The nature of my later work as a supervisor was such that I wasn’t able to delve deeper into the problem.  However, because I reviewed and assigned all referrals, and read the subsequent reports, I was aware of enough cases involving this psychosis to know that it can persist for at least 3 years without the development of any significant signs or symptoms of dementia.  It appears for all the world to be a stand-alone psychosis.  I might add that no mood disturbances were observed, ruling out psychotic depression, and there were no prior histories of psychotic disorders.  It’s intriguing to ponder what the heck this is all about.

How long has this been going on?   Has it forever been glossed over as simply dementia or is it a relatively new problem?  If it is relatively new, why is it showing up now?  Is it simply a matter of longevity (as has been the case with the increase in the incidence of dementia); is it environmental; is the psychosis even treatable?  I have my doubts about treatment as delusional disorders usually don’t respond well to medications, other than reducing the anxiety associated with the delusions.*

Why does it strike almost exclusively females?  I doubt anyone of note or influence is likely to read this, but I’m hoping somebody, somewhere will think “whoa — there’s something going on here”, just as they eventually did with the association of migraine headaches with sexual abuse PTSD.  I’ve been all over the internet hoping to find some other description of this anomalous psychosis without even a hint that it’s been noticed.

Have you seen this?  Share your story in a comment.

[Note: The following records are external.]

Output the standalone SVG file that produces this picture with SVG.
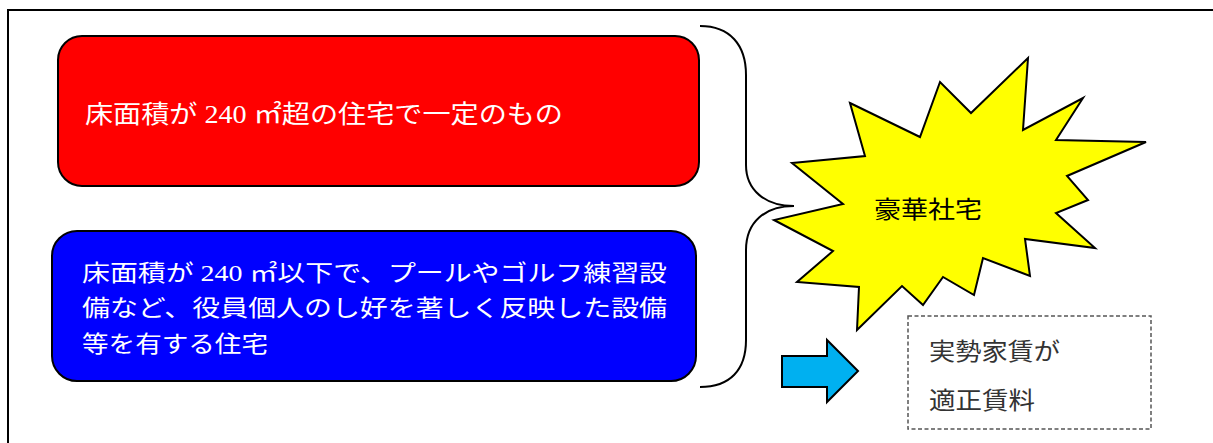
<svg xmlns="http://www.w3.org/2000/svg" width="1213" height="443" viewBox="0 0 1213 443">
<style>
.box{stroke:#000;stroke-width:2}
.wt{fill:#fff;font-family:"Liberation Serif","Noto Sans CJK JP",serif}
.jp{font-family:"Noto Sans CJK JP","Noto Sans CJK SC",sans-serif}
</style>
<rect x="8" y="10" width="1230" height="460" fill="#fff" stroke="#000" stroke-width="2"/>
<g id="node-red">
<rect class="box" x="58" y="36" width="641" height="150" rx="24" fill="#ff0000"/>
<text class="wt" x="85" y="123" font-size="25" textLength="478" lengthAdjust="spacingAndGlyphs"><tspan class="jp">床面積が</tspan> 240 <tspan class="jp">㎡超の住宅で一定のもの</tspan></text>
</g>
<g id="node-blue">
<rect class="box" x="52" y="231" width="644" height="150" rx="25" fill="#0000ff"/>
<text class="wt" font-size="23">
<tspan x="82" y="281" textLength="585" lengthAdjust="spacingAndGlyphs"><tspan class="jp">床面積が</tspan> 240 <tspan class="jp">㎡以下で、プールやゴルフ練習設</tspan></tspan>
<tspan class="jp" x="82" y="316" textLength="585" lengthAdjust="spacingAndGlyphs">備など、役員個人のし好を著しく反映した設備</tspan>
<tspan class="jp" x="82" y="352" textLength="186" lengthAdjust="spacingAndGlyphs">等を有する住宅</tspan>
</text>
</g>
<g id="node-star">
<polygon points="850,103 920,137 940,82 971,113 1028,58 1023,130 1083,98 1056,140 1146,142 1067,176 1088,200 1056,213 1095,248 1025,239 1030,276 983,258 974,295 943,277 923,305 902,286 857,330 859,287 797,282 833,251 774,220 843,204 792,163 865,156" fill="#ffff00" stroke="#000" stroke-width="2" stroke-linejoin="miter"/>
<text class="jp" x="874" y="218" font-size="24" textLength="108" lengthAdjust="spacingAndGlyphs" fill="#000">豪華社宅</text>
</g>
<g id="node-result">
<rect x="908" y="316" width="243" height="113" fill="#fff" stroke="#555" stroke-width="1.5" stroke-dasharray="4,2.5"/>
<text class="jp" font-size="24" fill="#333">
<tspan x="929" y="360" textLength="131" lengthAdjust="spacingAndGlyphs">実勢家賃が</tspan>
<tspan x="929" y="409" textLength="106" lengthAdjust="spacingAndGlyphs">適正賃料</tspan>
</text>
</g>
<g id="connectors">
<path d="M700,26 C730,26 746,45 746,75 L746,165 C746,190 765,206 794,206 C765,206 746,222 746,250 L746,340 C746,370 730,387 700,387" fill="none" stroke="#000" stroke-width="2"/>
<polygon points="782,356 827,356 827,340 858,371 827,402 827,387 782,387" fill="#00b0f0" stroke="#000" stroke-width="2"/>
</g>
</svg>
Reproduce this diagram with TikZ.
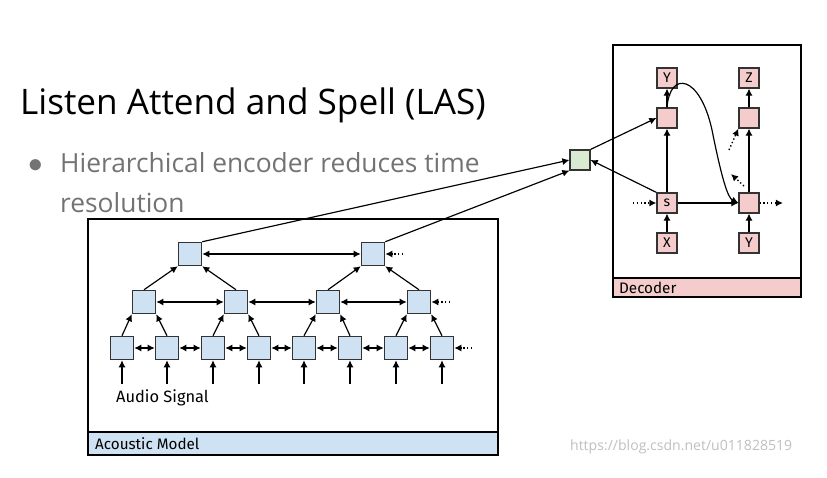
\documentclass[tikz,border=0pt]{standalone}
\usepackage{fontspec}
\setmainfont{Open Sans}
\newfontfamily\lab{Fira Sans}
\usetikzlibrary{arrows.meta}
\definecolor{encblue}{HTML}{CFE2F3}
\definecolor{decpink}{HTML}{F4CCCC}
\definecolor{attgreen}{HTML}{D9EAD3}
\begin{document}
\begin{tikzpicture}[x=0.03cm,y=-0.03cm,
  enc/.style={draw=black!80,fill=encblue,line width=1pt,minimum size=0.7cm,inner sep=0pt},
  dec/.style={draw=black!80,fill=decpink,line width=1pt,minimum size=0.6cm,inner sep=0pt,font=\lab\fontsize{12}{14}\selectfont},
  arr/.style={-{Latex[length=6pt,width=6pt]},line width=1pt},
  bi/.style={{Latex[length=6pt,width=6pt]}-{Latex[length=6pt,width=6pt]},line width=1pt},
  dot/.style={-{Latex[length=6pt,width=6pt]},line width=1.2pt,dotted}]
\useasboundingbox (0,0) rectangle (827,478);
% title and bullet
\node[anchor=west,font=\fontsize{30}{34}\selectfont] (title) at (16,105) {Listen Attend and Spell (LAS)};
\node[text=black!55,font=\fontsize{30}{30}\selectfont] (bul) at (36,166) {$\bullet$};
\node[anchor=west,text=black!55,font=\fontsize{22.5}{34}\selectfont,align=left] (btext) at (56,183) {Hierarchical encoder reduces time\\resolution};
% acoustic model box
\draw[fill=white,line width=1pt] (88,219) rectangle (498,455);
\draw[fill=encblue,line width=1pt] (88,432) rectangle (498,455);
\node[anchor=west,font=\lab\fontsize{13}{15}\selectfont] (am) at (91,444) {Acoustic Model};
% decoder box
\draw[fill=white,line width=1pt] (613,45) rectangle (801,297);
\draw[fill=decpink,line width=1pt] (613,278) rectangle (801,297);
\node[anchor=west,font=\lab\fontsize{13}{15}\selectfont] (dl) at (615,288) {Decoder};
% encoder rows
\foreach \i/\x in {1/122,2/167,3/213,4/259,5/304,6/350,7/396,8/442}{
  \node[enc] (b\i) at (\x,348) {};
  \coordinate (in\i) at (\x,384);
  \draw[arr] (in\i) -- (b\i);
}
\foreach \i/\x in {1/144,2/236,3/328,4/419}\node[enc] (m\i) at (\x,302) {};
\node[enc] (t1) at (190,254) {};
\node[enc] (t2) at (373,254) {};
\foreach \a/\b in {1/2,2/3,3/4,4/5,5/6,6/7,7/8}\draw[bi] (b\a) -- (b\b);
\foreach \a/\b in {1/2,2/3,3/4}\draw[bi] (m\a) -- (m\b);
\draw[bi] (t1) -- (t2);
\foreach \m/\x/\y in {1/1/2,2/3/4,3/5/6,4/7/8}{
  \draw[arr] (b\x.north) -- (m\m.south west);
  \draw[arr] (b\y.north) -- (m\m.south east);
}
\draw[arr] (m1.north) -- (t1.south west);
\draw[arr] (m2.north) -- (t1.south east);
\draw[arr] (m3.north) -- (t2.south west);
\draw[arr] (m4.north) -- (t2.south east);
\coordinate (eb) at (472,348); \coordinate (em) at (450,302); \coordinate (et) at (403,254);
\draw[dot] (eb) -- (b8);
\draw[dot] (em) -- (m4);
\draw[dot] (et) -- (t2);
\node[anchor=west,font=\lab\fontsize{14}{16}\selectfont] (audio) at (112,398) {Audio Signal};
% attention
\node[draw=black!80,fill=attgreen,line width=1pt,minimum size=0.6cm,inner sep=0pt] (g) at (580,160) {};
\draw[arr] (t1.north east) -- (g.west);
\draw[arr] (t2.north east) -- (g.south west);
% decoder nodes
\node[dec] (y1) at (667,78) {Y};
\node[dec] (z) at (749,78) {Z};
\node[dec] (h1) at (667,118) {};
\node[dec] (h2) at (749,118) {};
\node[dec] (s) at (667,203) {s};
\node[dec] (r) at (749,203) {};
\node[dec] (x) at (667,243) {X};
\node[dec] (y2) at (749,243) {Y};
\draw[arr] (x) -- (s);
\draw[arr] (y2) -- (r);
\draw[arr] (s) -- (h1);
\draw[arr] (h1) -- (y1);
\draw[arr] (r) -- (h2);
\draw[arr] (h2) -- (z);
\draw[arr] (s) -- (r);
\draw[arr] (g.north east) -- (h1.west);
\draw[arr] (s.north west) -- (g.east);
\draw[arr] (h1.north) .. controls (670,70) and (700,75) .. (712,130) .. controls (722,180) and (728,198) .. (r.west);
\coordinate (sl) at (633,203); \coordinate (rr) at (783,203);
\coordinate (dq) at (729,150); \coordinate (dp) at (744,186); \coordinate (dp2) at (731,174);
\draw[dot] (sl) -- (s);
\draw[dot] (r) -- (rr);
\draw[dot] (dq) -- (h2.south west);
\draw[dot] (dp) -- (dp2);
% watermark
\node[anchor=west,text=black!25,font=\fontsize{12}{14}\selectfont] (wm) at (566,447) {https://blog.csdn.net/u011828519};
\end{tikzpicture}
\end{document}
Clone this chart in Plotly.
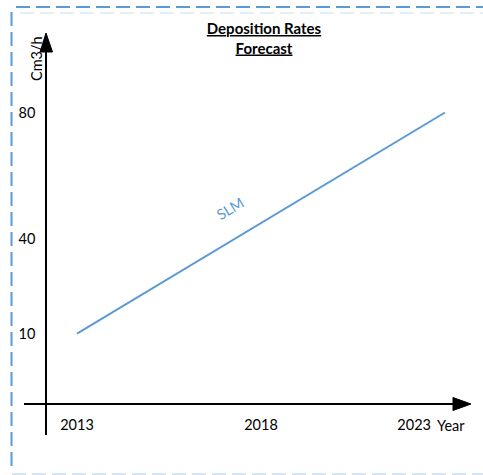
import plotly.graph_objects as go

# ---- data ----
years = [2013, 2023]
rates = [10, 80]
x_tickvals = [2013, 2018, 2023]
x_ticktext = ["2013", "2018", "2023" + "\u2003" * 5 + "\u2002"]
y_tickvals = [10, 40, 80]
y_ticktext = ["10", "40", "80"]
series_name = "SLM"

W, H = 483, 475
BLUE = "#5B9BD5"
FONT = "Lato"
FS = 14.5

fig = go.Figure()
fig.add_trace(go.Scatter(x=years, y=rates, mode="lines", name=series_name,
                         line=dict(color=BLUE, width=2), showlegend=False,
                         hoverinfo="skip"))

def px(xp):
    return xp / W

def py(yp):
    return (H - yp) / H

x_dom = [px(24), px(455)]
y_dom = [py(435), py(50)]

fig.update_layout(
    width=W, height=H, autosize=False,
    margin=dict(l=0, r=0, t=0, b=0, autoexpand=False),
    paper_bgcolor="white", plot_bgcolor="rgba(0,0,0,0)",
    font=dict(family=FONT, size=FS, color="black"),
    title=dict(
        text="<b><span style='text-decoration:underline'>Deposition Rates</span></b><br>"
             "<b><span style='text-decoration:underline'>Forecast</span></b>",
        x=px(264), xanchor="center", y=py(34), yanchor="middle",
        font=dict(family=FONT, size=15, color="black")),
    xaxis=dict(domain=x_dom, range=[2011.560, 2023.272], anchor="free",
               position=py(404), showline=True, linecolor="black", linewidth=1.5,
               showgrid=False, zeroline=False, ticks="", automargin=False,
               tickvals=x_tickvals, ticktext=x_ticktext, ticklabeloverflow="allow",
               ticklabelstandoff=8, tickfont=dict(family=FONT, size=FS)),
    yaxis=dict(domain=y_dom, range=[-22.09, 99.78], anchor="free",
               position=px(46), showline=True, linecolor="black", linewidth=1.5,
               showgrid=False, zeroline=False, ticks="", automargin=False,
               tickvals=y_tickvals, ticktext=y_ticktext, ticklabeloverflow="allow",
               ticklabelstandoff=7, tickfont=dict(family=FONT, size=FS)),
)

shapes = [
    dict(type="line", xref="paper", yref="paper", x0=px(46), x1=px(46),
         y0=py(50), y1=py(40), line=dict(color="black", width=1.5)),
    dict(type="path", xref="paper", yref="paper",
         path=f"M {px(40)} {py(52)} L {px(46)} {py(33)} L {px(52.5)} {py(52)} Z",
         fillcolor="black", line=dict(color="black", width=1)),
    dict(type="path", xref="paper", yref="paper",
         path=f"M {px(453)} {py(397.5)} L {px(471)} {py(404)} L {px(453)} {py(410.5)} Z",
         fillcolor="black", line=dict(color="black", width=1)),
    dict(type="line", xref="paper", yref="paper", x0=px(11.5), x1=px(11.5),
         y0=py(466), y1=py(12), line=dict(color=BLUE, width=2, dash="14px,6px")),
    dict(type="line", xref="paper", yref="paper", x0=px(16), x1=px(483),
         y0=py(7), y1=py(7), line=dict(color=BLUE, width=2, dash="14px,6px")),
    dict(type="line", xref="paper", yref="paper", x0=px(20), x1=px(483),
         y0=py(13), y1=py(13), line=dict(color="#E6EEF8", width=2, dash="14px,6px")),
    dict(type="line", xref="paper", yref="paper", x0=px(12), x1=px(483),
         y0=py(474), y1=py(474), line=dict(color="#D6E5F5", width=2, dash="14px,6px")),
]
fig.update_layout(shapes=shapes)

fig.add_annotation(text="Cm3/h", xref="paper", yref="paper", x=px(37), y=py(59),
                   xanchor="center", yanchor="middle",
                   textangle=-90, showarrow=False, font=dict(family=FONT, size=FS))
fig.add_annotation(text="Year", xref="paper", yref="paper", x=px(451), y=py(425),
                   xanchor="center", yanchor="middle",
                   showarrow=False, font=dict(family=FONT, size=FS))
fig.add_annotation(text=series_name, xref="x", yref="y", x=2017.16, y=49.5,
                   xanchor="center", yanchor="middle",
                   textangle=-31, showarrow=False, font=dict(family=FONT, size=14.5, color=BLUE))

fig.write_html("out.html")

* This fact, by the way, is the best way to approach trying to convince sufferers to consider medication.  Rather than challenging the delusions, it is best to suggest that experience has shown that the troubles seem never to go away, and to suggest sympathetically that medications might at least help relieve the fear and anxiety with which she is living.


From → Social Work

  1. Rachel Castellano permalink

    My Mother is exhibiting this behavior and I am floored. It happens only when she is confronted with handling paperwork and being questioned on the phone. Simple tasks that don’t require much thought. Her home is very clean and she is a Jehovah’s Witness so when she studies, she writes the answers down on the literature and they are well thought formulated answers.

    • Thank you for your comment, Rachel.

      Lacking further information*, I’m not entirely sure that your mother has this disorder. The delusions are persistent at all times, not episodic. It may be that she is in the early stages. Alternatively, she may be experiencing some early symptoms of dementia. The task of handling paperwork, or that of answering questions, may force her to be aware of some loss of memory and reasoning function and thus lead to some irritability. Having time to read a familiar subject, think about questions in an unhurried manner, and write them down without any pressure might not be a fair comparison to being questioned in real time on the phone. My mother never developed any significant dementia but did suffer some memory loss. She spent some time doing crossword puzzles and liked to go over a very old geometry text she had as a way of exercising her mind and found those activities pleasurable. On the other hand, she would get frustrated during real time conversations when trying to remember names and events. Whatever the case, do keep an eye open for any worsening of signs and symptoms of dementia.

      * Much depends on how old she is (you didn’t say), what medical conditions she may have and what medications she may be taking.

  2. Reblogged this on The Curmudgeon and commented:

    I wanted to push this post up higher in the list and so am re-blogging it. Hope springs eternal.